In Israel, today is the "Maimouna": a celebration customary in North Africa, where the Jews' Muslim and Christian neighbors made bread for them, since waiting to reestablish their post-Pesach kitchens would have delayed this by another day. I used to love going to the big park in Jerusalem, where members of all the different nationalities, ethnicities and religions gathered to celebrate. I do not know whether this is still taking place with such a feeling of camaraderie and safety as when I wandered the park in the 80's.
Here: Pesach is really over. Last night I lit memorial candles for my parents and for Zalman; today I went to synagogue to say Yizkor, the prayers for our beloved dead.

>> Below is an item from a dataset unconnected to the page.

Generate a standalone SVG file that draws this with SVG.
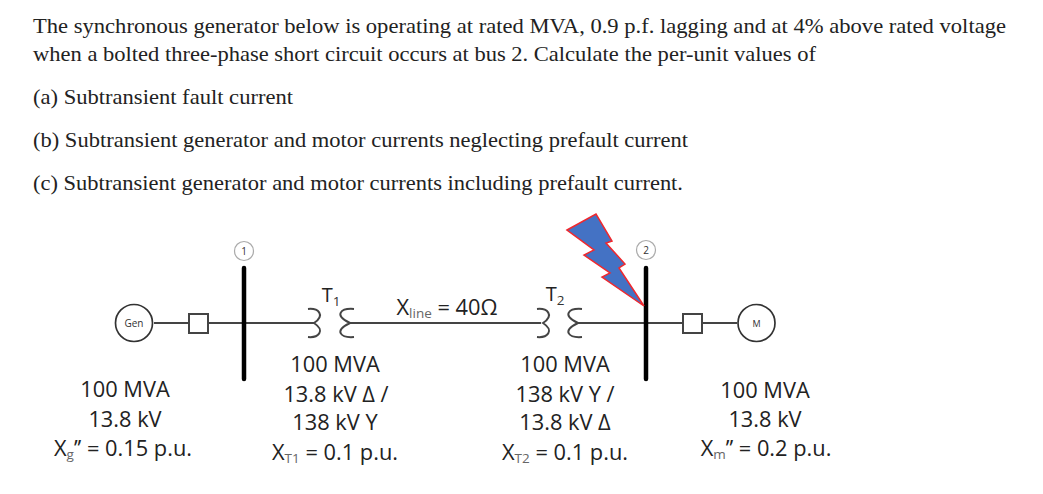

I was invited to celebrate the last Pesach meal with a local Chabad family---remarkable people in a house always roiling with children of all ages, and visitors from all segments of the community.
And now the sun has gone down.
I could theoretically eat bread again.
Life proceeds from the liberation from slavery towards the receiving of Torah, literally, instruction, fifty days later: how we are to live our lives as free beings. (This is the origin of the term "Pentecost": the counting of those fifty days, which we begin on the second night of Passover.)
Tomorrow I will rearrange the kitchen, put away the special cutlery used for the Seder, retrieve the dishwashing brushes I use during the year, take down the masking tape with which I marked the pantry shelves NOT to touch during Pesach. Put away the Pesach table linen. Store what is left of the matzoh.
This all happens every year, and every year it is the same and different.
I seem to be in greater emotional turmoil this year, feeling challenged to clarify what, of our tradition, is truly intrinsically mine, and what I merely borrowed when my beloved was here.
I feel more lost and pained in regard to these questions now than I have for a long while. I feel things shifting and brewing inside, but the content and the emerging shape are still unclear.
¿How much of my religious practice is truly my own, and how much did I gladly take on in order to partner with my beloved?
I wait to see what shape emerges of a spiritual life that is intrinsic to me.
I feel in some ways unmoored, and in other ways potentially more spacious.
Perhaps that is the perfect condition for these days after liberation from a past condition, and before receiving what my beloved used to call our "marching orders".
Not quite zero gravity; but unsteady and unsettling for sure.